IDFs are investment vehicles that may be sponsored by commercial banks and non-banking financial companies (NBFCs) in India. Domestic/offshore institutional investors, insurance and pension funds can invest in these through units and bonds issued by these funds. Essentially, these will act as vehicles for refinancing existing debt of infrastructure companies, creating more room for banks to lend to new infrastructure projects.
S Prabhu, vice-president (fixed income), IDBI Federal Life Insurance, said though IDF had been introduced as an area of investment, the industry would adopt a cautious approach to it. “Based on our investment experience, the investment strategy will evolve over a period of time,” he said.
In its investment regulations, Irda had said investments in IDF backed by the Centre, as approved by the authority, would be considered for investments in infrastructure, on a case-to-case basis.
Two weeks ago, Irda had allowed L&T Infra Debt Ltd to issue a Rs 500-crore debt instrument to be included as investment in infrastructure. L&T Infra Debt had applied to the regulator, seeking approval for the issue of Rs 500-crore secured, redeemable and non-convertible debentures to be considered investment in infrastructure.
The IDF segment is seeing action, albeit at a slow pace. Prasun Gajri, chief investment officer, HDFC Life Insurance, said, “Not many have come up with issuances and the processes could take some time to start, since it is a new area. He added the company had already begun talks with IDFs.
Currently, there are several IDFs, including India Infradebt Ltd (a venture of ICICI Bank, Bank of Baroda, Citibank and Life Insurance Corporation of India) and IL&FS Infrastructure Debt Fund (a joint venture between IL&FS Financial Services and Life Insurance Corporation of India). Some banks are in the process of setting up their second IDF.
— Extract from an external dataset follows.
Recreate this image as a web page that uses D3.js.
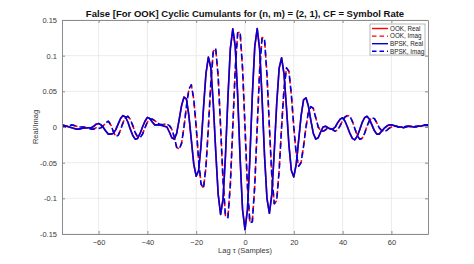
<!DOCTYPE html>
<html>
<head>
<meta charset="utf-8">
<script src="https://cdn.jsdelivr.net/npm/d3@7"></script>
<style>
  body { margin: 0; background: #fff; }
  text { font-family: "Liberation Sans", Arial, sans-serif; }
</style>
</head>
<body>
<div id="chart"></div>
<script>
// lag axis, samples -75 .. 75
const lags = d3.range(-75, 76);

// real part (BPSK and OOK coincide)
const realVals = [
  0.003, 0.002, 0.001, 0.000, -0.001, -0.002, -0.003, -0.003, -0.002, -0.0015,
  -0.0015, -0.001, -0.001, 0.001, 0.004, 0.005, 0.003, -0.001, -0.006, -0.010,
  -0.010, -0.009, -0.004, 0.004, 0.012, 0.016, 0.014, 0.007, -0.003, -0.012,
  -0.017, -0.016, -0.009, 0.000, 0.008, 0.0135, 0.012, 0.007, 0.003, 0.003,
  0.003, 0.002, 0.001, 0.000, -0.007, -0.015, -0.017, -0.009, 0.010, 0.030,
  0.042, 0.039, 0.016, -0.018, -0.052, -0.069, -0.061, -0.025, 0.027, 0.075,
  0.098, 0.083, 0.033, -0.034, -0.094, -0.1225, -0.101, -0.040, 0.041, 0.110,
  0.1375, 0.113, 0.044, -0.044, -0.116, -0.144, -0.116, -0.044, 0.044, 0.1125,
  0.138, 0.109, 0.0405, -0.040, -0.100, -0.121, -0.094, -0.034, 0.033, 0.0825,
  0.097, 0.074, 0.027, -0.025, -0.061, -0.070, -0.052, -0.018, 0.016, 0.038,
  0.041, 0.029, 0.009, -0.009, -0.017, -0.015, -0.007, 0.000, 0.001, -0.001,
  -0.003, -0.003, 0.000, 0.006, 0.011, 0.013, 0.008, 0.000, -0.009, -0.016,
  -0.018, -0.013, -0.004, 0.006, 0.013, 0.015, 0.011, 0.003, -0.005, -0.010,
  -0.010, -0.006, -0.002, 0.001, 0.003, 0.003, 0.002, 0.001, 0.000, 0.000,
  -0.001, 0.000, 0.001, 0.001, 0.000, 0.000, 0.001, 0.001, 0.002, 0.003,
  0.003
];

// imaginary part (BPSK and OOK coincide)
const imagVals = [
  0.000, 0.000, 0.001, 0.002, 0.003, 0.002, 0.001, 0.000, 0.000, 0.000,
  -0.001, -0.002, -0.003, -0.003, -0.001, -0.002, -0.001, 0.002, 0.006, 0.008,
  0.003, -0.006, -0.013, -0.012, -0.004, 0.006, 0.013, 0.015, 0.011, 0.002,
  -0.008, -0.014, -0.015, -0.010, -0.001, 0.007, 0.011, 0.011, 0.009, 0.006,
  0.004, 0.003, 0.004, 0.004, 0.002, -0.003, -0.014, -0.0285, -0.031, -0.023,
  0.000, 0.029, 0.053, 0.059, 0.039, 0.000, -0.047, -0.080, -0.086, -0.056,
  0.000, 0.062, 0.106, 0.110, 0.071, 0.000, -0.075, -0.1255, -0.127, -0.080,
  0.000, 0.081, 0.132, 0.133, 0.082, 0.000, -0.083, -0.134, -0.133, -0.082,
  0.000, 0.079, 0.1255, 0.123, 0.0735, 0.000, -0.069, -0.1075, -0.103, -0.061,
  0.000, 0.054, 0.083, 0.078, 0.045, 0.000, -0.038, -0.055, -0.0495, -0.027,
  0.000, 0.021, 0.0285, 0.026, 0.013, 0.000, -0.005, -0.006, -0.004, -0.001,
  -0.002, -0.004, -0.006, -0.004, 0.002, 0.009, 0.014, 0.016, 0.015, 0.008,
  -0.002, -0.012, -0.017, -0.016, -0.009, 0.001, 0.009, 0.013, 0.012, 0.006,
  -0.001, -0.005, -0.006, -0.005, -0.002, 0.000, 0.001, 0.001, 0.000, 0.000,
  0.000, 0.001, 0.001, 0.000, 0.000, 0.001, 0.001, 0.001, 0.002, 0.002,
  0.002
];

const seriesNames = ["OOK, Real", "OOK, Imag", "BPSK, Real", "BPSK, Imag"];
const seriesVals = [realVals, imagVals, realVals, imagVals];
const seriesColors = ["#ff0000", "#ff0000", "#0000dd", "#0000dd"];
const seriesDash = [null, "6,4", null, "6,4"];
const dashOffset = [0, 0, 0, 2];

const xTicks = [-60, -40, -20, 0, 20, 40, 60];
const yTicks = [-0.15, -0.1, -0.05, 0, 0.05, 0.1, 0.15];

const width = 474;
const height = 264;
const margin = { top: 20, right: 46, bottom: 30, left: 62 };

const svg = d3
  .select("#chart")
  .append("svg")
  .attr("width", width)
  .attr("height", height);

const x = d3
  .scaleLinear()
  .domain([-75, 75])
  .range([margin.left, width - margin.right]);

const y = d3
  .scaleLinear()
  .domain([-0.15, 0.15])
  .range([height - margin.bottom, margin.top]);

// grid
svg
  .append("g")
  .selectAll("line")
  .data(xTicks)
  .join("line")
  .attr("x1", (d) => x(d))
  .attr("x2", (d) => x(d))
  .attr("y1", y(-0.15))
  .attr("y2", y(0.15))
  .attr("stroke", "#e6e6e6")
  .attr("stroke-width", 0.8);

svg
  .append("g")
  .selectAll("line")
  .data(yTicks)
  .join("line")
  .attr("x1", x(-75))
  .attr("x2", x(75))
  .attr("y1", (d) => y(d))
  .attr("y2", (d) => y(d))
  .attr("stroke", "#e6e6e6")
  .attr("stroke-width", 0.8);

// lines
const line = d3
  .line()
  .x((d) => x(d[0]))
  .y((d) => y(d[1]));

svg
  .append("clipPath")
  .attr("id", "clip")
  .append("rect")
  .attr("x", x(-75))
  .attr("y", y(0.15))
  .attr("width", x(75) - x(-75))
  .attr("height", y(-0.15) - y(0.15));

seriesVals.forEach((vals, i) => {
  svg
    .append("path")
    .datum(lags.map((l, j) => [l, vals[j]]))
    .attr("clip-path", "url(#clip)")
    .attr("fill", "none")
    .attr("stroke", seriesColors[i])
    .attr("stroke-width", 1.6)
    .attr("stroke-linejoin", "round")
    .attr("stroke-dasharray", seriesDash[i])
    .attr("stroke-dashoffset", dashOffset[i])
    .attr("d", line);
});

// axes
const axisColor = "#8c8c8c";
const textColor = "#3a3a3a";

const xAxis = d3
  .axisBottom(x)
  .tickValues(xTicks)
  .tickSizeInner(-3)
  .tickSizeOuter(0)
  .tickPadding(6);
const yAxis = d3
  .axisLeft(y)
  .tickValues(yTicks)
  .tickFormat((d) => String(+d.toFixed(2)))
  .tickSizeInner(-3)
  .tickSizeOuter(0)
  .tickPadding(5);

const gx = svg
  .append("g")
  .attr("transform", `translate(0, ${y(-0.15)})`)
  .call(xAxis);
const gy = svg
  .append("g")
  .attr("transform", `translate(${x(-75)}, 0)`)
  .call(yAxis);

// top and right box edges with ticks
const gxTop = svg
  .append("g")
  .attr("transform", `translate(0, ${y(0.15)})`)
  .call(d3.axisTop(x).tickValues(xTicks).tickSizeInner(-3).tickSizeOuter(0).tickFormat(""));
const gyRight = svg
  .append("g")
  .attr("transform", `translate(${x(75)}, 0)`)
  .call(d3.axisRight(y).tickValues(yTicks).tickSizeInner(-3).tickSizeOuter(0).tickFormat(""));

[gx, gy, gxTop, gyRight].forEach((g) => {
  g.select(".domain").attr("stroke", axisColor);
  g.selectAll(".tick line").attr("stroke", axisColor);
  g.selectAll("text")
    .attr("fill", textColor)
    .style("font-size", "7.5px")
    .style("font-family", "'Liberation Sans', Arial, sans-serif");
});

// title and labels
svg
  .append("text")
  .attr("x", (x(-75) + x(75)) / 2)
  .attr("y", 17)
  .attr("text-anchor", "middle")
  .attr("font-weight", "bold")
  .attr("font-size", "9.5px")
  .attr("fill", "#111")
  .text("False [For OOK] Cyclic Cumulants for (n, m) = (2, 1), CF = Symbol Rate");

svg
  .append("text")
  .attr("x", (x(-75) + x(75)) / 2)
  .attr("y", 253)
  .attr("text-anchor", "middle")
  .attr("font-size", "7.5px")
  .attr("fill", textColor)
  .text("Lag τ (Samples)");

svg
  .append("text")
  .attr("transform", `translate(38, ${(y(0.15) + y(-0.15)) / 2}) rotate(-90)`)
  .attr("text-anchor", "middle")
  .attr("font-size", "7.5px")
  .attr("fill", textColor)
  .text("Real/Imag");

// legend
const legend = svg.append("g").attr("transform", "translate(370, 24)");
legend
  .append("rect")
  .attr("width", 55)
  .attr("height", 31)
  .attr("fill", "#fff")
  .attr("stroke", "#9a9a9a")
  .attr("stroke-width", 0.7);

seriesNames.forEach((name, i) => {
  const ly = 4.5 + i * 7.6;
  legend
    .append("line")
    .attr("x1", 2)
    .attr("x2", 18)
    .attr("y1", ly)
    .attr("y2", ly)
    .attr("stroke", seriesColors[i])
    .attr("stroke-width", 1.4)
    .attr("stroke-dasharray", seriesDash[i] ? "4.5,3" : null);
  legend
    .append("text")
    .attr("x", 20)
    .attr("y", ly + 2.3)
    .attr("font-size", "6.3px")
    .attr("fill", "#222")
    .text(name);
});
</script>
</body>
</html>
An IDF can be launched through the mutual fund (trust) route or through the NBFC (company) route.
Nirakar Pradhan, chief investment officer, Future Generali India Life Insurance, said though risks in the IDF segment were higher, so were the returns for investors. “This is a new model and companies are in the process of launching funds. Though this segment is long-term and illiquidity is built into the product, insurers have been allowed to invest in these,” he said.
This is because insurers can put in money on a long-term basis,” he said.